_EXERCISE GOAL_. Locate and copy all lines bearing the word "script".

_LISTING_.
begin

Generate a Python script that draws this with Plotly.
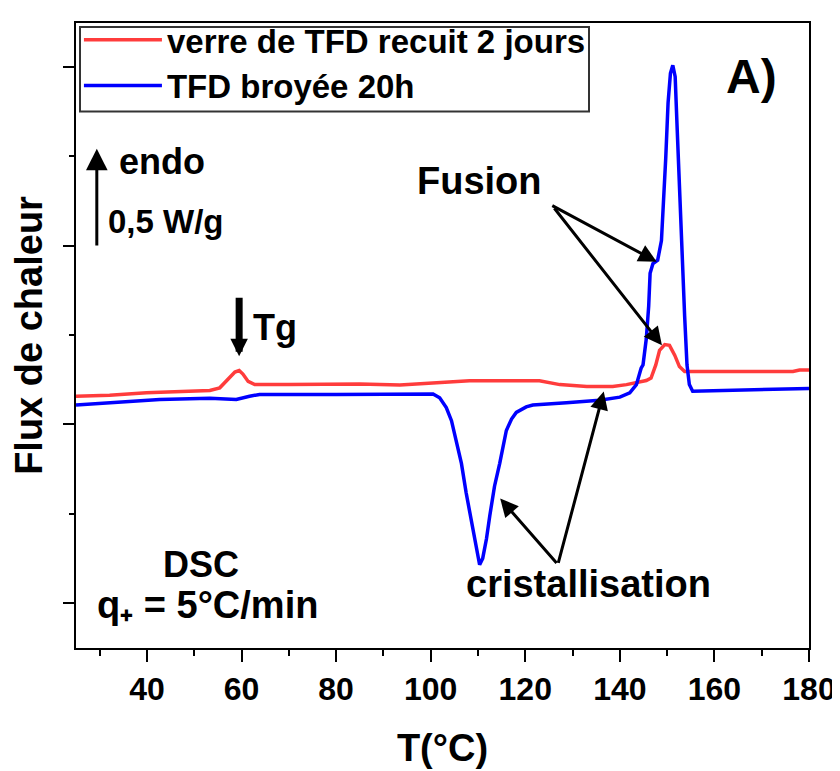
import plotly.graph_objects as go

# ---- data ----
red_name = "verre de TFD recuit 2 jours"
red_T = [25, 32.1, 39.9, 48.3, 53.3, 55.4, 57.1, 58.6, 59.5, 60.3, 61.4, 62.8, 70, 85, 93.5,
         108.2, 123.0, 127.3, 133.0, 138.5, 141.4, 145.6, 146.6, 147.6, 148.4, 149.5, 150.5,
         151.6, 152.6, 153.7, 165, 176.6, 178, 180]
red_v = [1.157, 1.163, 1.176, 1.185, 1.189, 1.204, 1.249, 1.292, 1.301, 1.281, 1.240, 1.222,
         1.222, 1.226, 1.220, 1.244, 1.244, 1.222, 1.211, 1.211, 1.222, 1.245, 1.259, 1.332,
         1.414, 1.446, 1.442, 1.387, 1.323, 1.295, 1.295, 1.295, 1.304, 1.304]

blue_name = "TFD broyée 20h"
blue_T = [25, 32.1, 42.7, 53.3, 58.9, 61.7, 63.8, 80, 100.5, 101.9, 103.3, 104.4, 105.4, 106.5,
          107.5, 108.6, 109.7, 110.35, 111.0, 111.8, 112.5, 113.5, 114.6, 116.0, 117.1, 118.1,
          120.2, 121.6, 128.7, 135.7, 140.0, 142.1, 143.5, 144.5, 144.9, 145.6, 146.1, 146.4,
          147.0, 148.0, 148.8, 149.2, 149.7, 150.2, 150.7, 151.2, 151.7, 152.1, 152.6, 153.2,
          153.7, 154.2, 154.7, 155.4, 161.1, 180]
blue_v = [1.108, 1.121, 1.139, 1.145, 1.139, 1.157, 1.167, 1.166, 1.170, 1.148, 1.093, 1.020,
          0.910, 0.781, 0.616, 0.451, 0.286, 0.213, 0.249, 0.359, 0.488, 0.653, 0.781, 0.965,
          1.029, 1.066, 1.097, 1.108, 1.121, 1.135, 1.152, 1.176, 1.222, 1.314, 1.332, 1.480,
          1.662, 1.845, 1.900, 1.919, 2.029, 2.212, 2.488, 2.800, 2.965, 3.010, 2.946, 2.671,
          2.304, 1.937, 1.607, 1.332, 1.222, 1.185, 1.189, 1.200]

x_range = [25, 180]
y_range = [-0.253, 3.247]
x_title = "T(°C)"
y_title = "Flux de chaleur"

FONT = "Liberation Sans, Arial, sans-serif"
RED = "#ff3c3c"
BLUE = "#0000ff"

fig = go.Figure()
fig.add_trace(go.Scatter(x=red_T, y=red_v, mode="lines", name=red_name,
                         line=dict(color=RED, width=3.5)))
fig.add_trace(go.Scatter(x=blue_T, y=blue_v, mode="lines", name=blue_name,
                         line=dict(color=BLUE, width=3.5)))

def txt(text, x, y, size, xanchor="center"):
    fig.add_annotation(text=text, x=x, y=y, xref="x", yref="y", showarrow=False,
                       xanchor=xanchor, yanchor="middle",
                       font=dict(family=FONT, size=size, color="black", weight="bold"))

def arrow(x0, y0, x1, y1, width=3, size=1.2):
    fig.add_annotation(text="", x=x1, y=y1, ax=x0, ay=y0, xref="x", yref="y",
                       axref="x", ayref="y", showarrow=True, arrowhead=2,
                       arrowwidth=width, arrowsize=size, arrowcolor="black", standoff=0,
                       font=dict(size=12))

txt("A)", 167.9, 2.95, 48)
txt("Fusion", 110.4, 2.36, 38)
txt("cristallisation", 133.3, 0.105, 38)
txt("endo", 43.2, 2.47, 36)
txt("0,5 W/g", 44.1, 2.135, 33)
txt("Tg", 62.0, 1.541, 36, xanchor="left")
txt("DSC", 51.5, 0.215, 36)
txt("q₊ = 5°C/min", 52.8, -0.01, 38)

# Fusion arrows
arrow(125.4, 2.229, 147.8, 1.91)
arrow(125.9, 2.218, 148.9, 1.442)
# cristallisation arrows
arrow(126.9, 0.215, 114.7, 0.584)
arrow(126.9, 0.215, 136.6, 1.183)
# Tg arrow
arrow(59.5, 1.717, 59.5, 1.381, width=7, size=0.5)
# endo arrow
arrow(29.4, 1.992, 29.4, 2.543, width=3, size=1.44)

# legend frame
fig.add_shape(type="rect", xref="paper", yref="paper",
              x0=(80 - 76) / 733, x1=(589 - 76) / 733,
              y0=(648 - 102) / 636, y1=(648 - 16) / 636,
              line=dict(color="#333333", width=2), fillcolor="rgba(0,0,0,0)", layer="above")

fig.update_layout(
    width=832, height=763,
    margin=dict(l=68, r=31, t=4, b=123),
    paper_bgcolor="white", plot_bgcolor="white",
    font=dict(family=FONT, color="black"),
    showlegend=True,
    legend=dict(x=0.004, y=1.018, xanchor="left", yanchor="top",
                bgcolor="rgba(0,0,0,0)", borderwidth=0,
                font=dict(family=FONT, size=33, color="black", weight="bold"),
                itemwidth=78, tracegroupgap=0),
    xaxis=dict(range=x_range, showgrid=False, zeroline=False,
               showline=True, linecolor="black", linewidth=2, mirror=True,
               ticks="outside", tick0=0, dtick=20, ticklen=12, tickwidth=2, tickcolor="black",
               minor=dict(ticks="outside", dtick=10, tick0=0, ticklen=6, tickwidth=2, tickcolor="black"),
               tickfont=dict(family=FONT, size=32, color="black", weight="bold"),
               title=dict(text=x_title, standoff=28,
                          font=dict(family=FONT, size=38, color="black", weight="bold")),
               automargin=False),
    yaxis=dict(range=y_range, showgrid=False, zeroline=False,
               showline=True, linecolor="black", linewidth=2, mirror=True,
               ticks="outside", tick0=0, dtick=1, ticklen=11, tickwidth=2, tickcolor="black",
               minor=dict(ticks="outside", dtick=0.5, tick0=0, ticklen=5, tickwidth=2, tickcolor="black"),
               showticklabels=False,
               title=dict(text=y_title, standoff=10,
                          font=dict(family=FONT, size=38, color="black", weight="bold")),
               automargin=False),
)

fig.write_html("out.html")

end
begin

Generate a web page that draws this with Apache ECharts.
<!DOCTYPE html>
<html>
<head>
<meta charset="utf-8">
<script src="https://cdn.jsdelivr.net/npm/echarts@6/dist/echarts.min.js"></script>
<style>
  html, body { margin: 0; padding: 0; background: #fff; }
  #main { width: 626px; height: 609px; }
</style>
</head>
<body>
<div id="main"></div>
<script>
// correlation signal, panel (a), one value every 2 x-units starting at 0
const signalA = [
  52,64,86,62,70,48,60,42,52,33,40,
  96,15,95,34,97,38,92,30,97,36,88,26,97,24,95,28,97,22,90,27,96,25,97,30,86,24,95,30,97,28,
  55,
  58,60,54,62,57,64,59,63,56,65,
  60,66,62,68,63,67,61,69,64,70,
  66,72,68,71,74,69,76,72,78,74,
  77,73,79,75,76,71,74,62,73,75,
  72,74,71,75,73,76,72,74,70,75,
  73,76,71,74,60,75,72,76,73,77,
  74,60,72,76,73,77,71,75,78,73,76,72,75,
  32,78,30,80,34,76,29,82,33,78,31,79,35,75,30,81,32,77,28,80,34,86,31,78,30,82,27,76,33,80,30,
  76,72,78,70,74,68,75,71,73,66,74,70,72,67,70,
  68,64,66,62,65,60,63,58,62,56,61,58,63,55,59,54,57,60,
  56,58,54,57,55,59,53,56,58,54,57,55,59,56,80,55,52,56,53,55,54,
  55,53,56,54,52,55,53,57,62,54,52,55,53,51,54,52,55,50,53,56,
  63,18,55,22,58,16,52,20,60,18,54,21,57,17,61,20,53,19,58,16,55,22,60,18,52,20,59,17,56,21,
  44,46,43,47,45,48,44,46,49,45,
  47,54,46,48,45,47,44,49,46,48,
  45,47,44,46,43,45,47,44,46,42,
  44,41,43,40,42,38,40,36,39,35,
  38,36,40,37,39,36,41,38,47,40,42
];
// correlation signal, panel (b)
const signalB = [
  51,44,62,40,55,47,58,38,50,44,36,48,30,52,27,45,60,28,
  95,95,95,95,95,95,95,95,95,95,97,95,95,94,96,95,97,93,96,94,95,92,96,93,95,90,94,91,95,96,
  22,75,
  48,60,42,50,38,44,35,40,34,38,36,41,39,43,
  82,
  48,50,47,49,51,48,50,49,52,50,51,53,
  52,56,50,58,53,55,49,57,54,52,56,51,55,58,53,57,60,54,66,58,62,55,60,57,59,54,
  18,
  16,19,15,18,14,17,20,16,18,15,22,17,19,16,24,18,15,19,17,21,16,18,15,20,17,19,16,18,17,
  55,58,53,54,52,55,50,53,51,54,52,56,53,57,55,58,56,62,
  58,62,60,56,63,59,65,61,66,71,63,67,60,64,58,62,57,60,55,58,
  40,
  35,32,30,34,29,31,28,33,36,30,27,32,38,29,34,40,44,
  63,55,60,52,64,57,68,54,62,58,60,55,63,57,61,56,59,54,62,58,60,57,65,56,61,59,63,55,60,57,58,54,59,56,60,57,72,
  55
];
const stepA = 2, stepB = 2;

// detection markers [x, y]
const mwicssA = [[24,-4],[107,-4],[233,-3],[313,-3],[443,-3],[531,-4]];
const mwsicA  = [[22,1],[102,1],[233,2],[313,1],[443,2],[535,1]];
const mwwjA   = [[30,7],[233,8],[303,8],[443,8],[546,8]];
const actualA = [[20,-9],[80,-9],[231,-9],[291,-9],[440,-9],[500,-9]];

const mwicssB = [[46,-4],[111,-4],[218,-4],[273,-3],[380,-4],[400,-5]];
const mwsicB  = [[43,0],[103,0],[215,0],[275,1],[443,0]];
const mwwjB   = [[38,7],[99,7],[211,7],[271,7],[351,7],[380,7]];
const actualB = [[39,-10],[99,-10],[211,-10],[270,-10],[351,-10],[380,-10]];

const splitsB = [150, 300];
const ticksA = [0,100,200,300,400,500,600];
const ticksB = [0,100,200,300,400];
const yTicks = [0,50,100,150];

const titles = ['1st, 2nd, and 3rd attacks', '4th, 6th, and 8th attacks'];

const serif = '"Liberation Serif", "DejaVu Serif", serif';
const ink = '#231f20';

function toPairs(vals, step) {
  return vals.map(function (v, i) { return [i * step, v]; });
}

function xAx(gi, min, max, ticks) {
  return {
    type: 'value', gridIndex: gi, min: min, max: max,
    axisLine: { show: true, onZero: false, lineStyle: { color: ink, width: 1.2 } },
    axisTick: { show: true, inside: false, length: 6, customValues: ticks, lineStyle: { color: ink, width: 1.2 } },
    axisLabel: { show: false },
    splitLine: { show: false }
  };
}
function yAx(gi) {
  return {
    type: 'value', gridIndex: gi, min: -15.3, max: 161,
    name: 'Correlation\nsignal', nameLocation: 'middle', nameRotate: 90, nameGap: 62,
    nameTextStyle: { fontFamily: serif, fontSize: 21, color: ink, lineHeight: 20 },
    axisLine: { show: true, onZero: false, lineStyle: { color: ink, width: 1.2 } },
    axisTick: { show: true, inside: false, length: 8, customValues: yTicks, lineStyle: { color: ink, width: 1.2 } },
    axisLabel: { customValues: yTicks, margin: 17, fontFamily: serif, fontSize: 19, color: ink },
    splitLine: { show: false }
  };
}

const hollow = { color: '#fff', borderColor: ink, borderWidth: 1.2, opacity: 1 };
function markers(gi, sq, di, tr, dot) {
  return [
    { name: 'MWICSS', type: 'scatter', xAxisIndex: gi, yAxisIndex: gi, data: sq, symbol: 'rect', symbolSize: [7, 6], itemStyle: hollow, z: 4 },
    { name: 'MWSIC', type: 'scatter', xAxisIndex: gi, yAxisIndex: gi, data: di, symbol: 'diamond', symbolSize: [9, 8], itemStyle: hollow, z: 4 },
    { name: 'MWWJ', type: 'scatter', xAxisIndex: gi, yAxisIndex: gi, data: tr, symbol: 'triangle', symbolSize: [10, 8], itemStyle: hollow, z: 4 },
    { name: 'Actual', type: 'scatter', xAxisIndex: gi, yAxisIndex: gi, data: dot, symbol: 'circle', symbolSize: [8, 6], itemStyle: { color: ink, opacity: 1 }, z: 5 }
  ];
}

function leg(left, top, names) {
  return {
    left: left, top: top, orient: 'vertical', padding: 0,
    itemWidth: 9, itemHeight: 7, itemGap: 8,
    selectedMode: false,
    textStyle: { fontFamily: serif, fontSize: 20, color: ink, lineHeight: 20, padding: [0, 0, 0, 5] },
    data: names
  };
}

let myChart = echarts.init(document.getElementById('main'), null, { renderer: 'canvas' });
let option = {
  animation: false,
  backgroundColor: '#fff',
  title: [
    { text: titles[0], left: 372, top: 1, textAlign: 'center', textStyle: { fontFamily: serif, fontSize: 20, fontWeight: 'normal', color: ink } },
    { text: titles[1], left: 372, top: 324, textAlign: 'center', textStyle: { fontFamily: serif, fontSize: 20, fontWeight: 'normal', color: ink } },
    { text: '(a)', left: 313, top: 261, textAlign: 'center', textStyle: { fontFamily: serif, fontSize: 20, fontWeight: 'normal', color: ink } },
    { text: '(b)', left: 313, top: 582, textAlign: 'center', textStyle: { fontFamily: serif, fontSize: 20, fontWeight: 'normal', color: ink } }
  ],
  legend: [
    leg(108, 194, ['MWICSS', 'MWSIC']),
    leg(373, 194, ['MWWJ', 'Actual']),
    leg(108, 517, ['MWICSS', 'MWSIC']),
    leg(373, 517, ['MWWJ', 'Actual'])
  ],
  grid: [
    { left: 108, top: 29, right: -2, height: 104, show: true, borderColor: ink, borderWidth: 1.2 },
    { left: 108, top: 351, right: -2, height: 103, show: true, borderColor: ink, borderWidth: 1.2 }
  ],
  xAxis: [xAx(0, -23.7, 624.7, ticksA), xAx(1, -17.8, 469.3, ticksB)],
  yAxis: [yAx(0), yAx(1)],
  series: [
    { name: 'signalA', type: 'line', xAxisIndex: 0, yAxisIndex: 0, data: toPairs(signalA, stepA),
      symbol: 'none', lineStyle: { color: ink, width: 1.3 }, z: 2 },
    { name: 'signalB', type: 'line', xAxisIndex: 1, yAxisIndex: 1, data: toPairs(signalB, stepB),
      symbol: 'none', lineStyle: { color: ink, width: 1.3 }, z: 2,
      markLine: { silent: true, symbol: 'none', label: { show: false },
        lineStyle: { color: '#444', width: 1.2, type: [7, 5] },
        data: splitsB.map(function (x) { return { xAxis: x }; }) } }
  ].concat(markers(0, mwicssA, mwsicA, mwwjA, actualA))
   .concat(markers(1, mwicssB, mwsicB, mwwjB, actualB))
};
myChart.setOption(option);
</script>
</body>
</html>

end
begin

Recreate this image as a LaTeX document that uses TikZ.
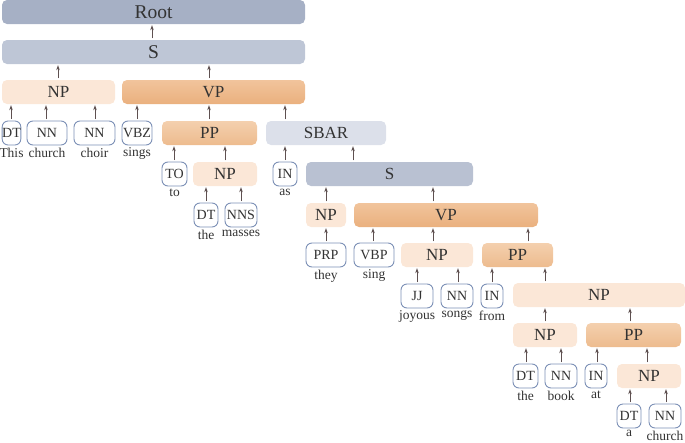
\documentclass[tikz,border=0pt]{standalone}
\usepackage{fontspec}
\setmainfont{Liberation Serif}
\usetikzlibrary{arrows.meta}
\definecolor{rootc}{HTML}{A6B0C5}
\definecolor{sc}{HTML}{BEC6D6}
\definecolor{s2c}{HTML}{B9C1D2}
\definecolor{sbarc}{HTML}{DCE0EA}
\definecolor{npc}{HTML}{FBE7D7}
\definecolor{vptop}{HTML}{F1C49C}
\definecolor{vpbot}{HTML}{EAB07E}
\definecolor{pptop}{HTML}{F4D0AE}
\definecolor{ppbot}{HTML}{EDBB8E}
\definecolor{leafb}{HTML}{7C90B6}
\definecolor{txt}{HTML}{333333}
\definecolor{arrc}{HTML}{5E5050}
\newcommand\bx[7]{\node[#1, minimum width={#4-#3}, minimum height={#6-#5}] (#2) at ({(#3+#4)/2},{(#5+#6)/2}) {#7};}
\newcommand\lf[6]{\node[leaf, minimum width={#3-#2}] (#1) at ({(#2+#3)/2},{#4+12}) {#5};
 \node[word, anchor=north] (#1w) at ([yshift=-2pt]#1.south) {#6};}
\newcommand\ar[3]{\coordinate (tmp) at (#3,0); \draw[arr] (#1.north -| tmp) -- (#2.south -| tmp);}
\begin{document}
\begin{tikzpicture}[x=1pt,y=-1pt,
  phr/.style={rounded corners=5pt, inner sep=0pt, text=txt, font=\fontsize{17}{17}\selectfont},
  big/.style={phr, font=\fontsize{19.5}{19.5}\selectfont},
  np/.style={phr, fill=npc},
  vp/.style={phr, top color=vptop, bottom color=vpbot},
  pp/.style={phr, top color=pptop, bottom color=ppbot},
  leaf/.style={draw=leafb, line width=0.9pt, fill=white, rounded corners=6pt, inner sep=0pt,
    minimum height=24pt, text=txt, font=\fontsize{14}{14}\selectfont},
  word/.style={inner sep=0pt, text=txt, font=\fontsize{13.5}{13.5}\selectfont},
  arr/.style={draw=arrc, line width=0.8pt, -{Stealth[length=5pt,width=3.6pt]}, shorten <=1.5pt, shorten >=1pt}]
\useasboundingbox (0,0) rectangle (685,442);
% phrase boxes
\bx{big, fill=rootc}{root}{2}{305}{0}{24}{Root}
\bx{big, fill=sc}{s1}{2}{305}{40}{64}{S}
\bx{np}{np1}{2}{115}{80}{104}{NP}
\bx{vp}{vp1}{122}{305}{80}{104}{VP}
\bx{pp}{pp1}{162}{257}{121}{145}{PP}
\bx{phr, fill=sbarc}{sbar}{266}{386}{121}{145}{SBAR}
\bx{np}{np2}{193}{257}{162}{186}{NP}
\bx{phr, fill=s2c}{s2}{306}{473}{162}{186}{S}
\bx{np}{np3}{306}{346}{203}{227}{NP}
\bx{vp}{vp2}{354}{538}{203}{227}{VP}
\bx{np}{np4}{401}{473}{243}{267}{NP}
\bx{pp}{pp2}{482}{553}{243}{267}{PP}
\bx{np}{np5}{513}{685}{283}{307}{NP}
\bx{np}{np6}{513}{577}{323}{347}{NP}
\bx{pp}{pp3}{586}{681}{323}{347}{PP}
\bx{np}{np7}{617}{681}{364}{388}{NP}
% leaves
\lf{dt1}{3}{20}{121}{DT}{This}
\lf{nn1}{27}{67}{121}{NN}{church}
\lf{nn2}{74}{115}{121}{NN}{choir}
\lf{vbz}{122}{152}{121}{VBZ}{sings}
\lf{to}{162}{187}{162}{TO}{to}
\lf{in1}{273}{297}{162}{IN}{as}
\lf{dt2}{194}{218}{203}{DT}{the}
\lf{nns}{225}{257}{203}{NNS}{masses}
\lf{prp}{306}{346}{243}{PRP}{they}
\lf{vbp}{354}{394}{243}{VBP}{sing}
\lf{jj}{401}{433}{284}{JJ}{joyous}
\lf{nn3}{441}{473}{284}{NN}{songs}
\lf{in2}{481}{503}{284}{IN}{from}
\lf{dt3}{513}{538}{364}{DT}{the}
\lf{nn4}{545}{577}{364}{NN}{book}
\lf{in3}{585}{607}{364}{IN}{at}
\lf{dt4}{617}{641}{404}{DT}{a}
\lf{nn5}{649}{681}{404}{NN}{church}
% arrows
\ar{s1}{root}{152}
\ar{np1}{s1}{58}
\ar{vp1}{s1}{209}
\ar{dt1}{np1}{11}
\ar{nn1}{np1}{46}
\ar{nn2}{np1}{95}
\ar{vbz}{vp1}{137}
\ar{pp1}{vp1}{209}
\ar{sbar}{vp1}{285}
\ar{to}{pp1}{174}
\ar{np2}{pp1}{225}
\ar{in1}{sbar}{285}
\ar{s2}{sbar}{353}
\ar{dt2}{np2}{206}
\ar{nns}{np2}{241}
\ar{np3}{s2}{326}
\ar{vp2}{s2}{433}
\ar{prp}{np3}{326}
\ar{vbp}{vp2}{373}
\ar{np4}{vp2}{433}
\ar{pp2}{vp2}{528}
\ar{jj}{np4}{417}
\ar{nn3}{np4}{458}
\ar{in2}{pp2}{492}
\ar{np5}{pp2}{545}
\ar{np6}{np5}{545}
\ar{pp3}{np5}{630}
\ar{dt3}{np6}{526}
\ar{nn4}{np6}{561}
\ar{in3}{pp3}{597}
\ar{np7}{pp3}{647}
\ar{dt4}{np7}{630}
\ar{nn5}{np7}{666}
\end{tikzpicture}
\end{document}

end

_RESPONSE TO THIS EXERCISE_.
Generate a Python script that draws this with Plotly.
<script src="https://cdn.jsdelivr.net/npm/echarts@6/dist/echarts.min.js"></script>
<script>
</script>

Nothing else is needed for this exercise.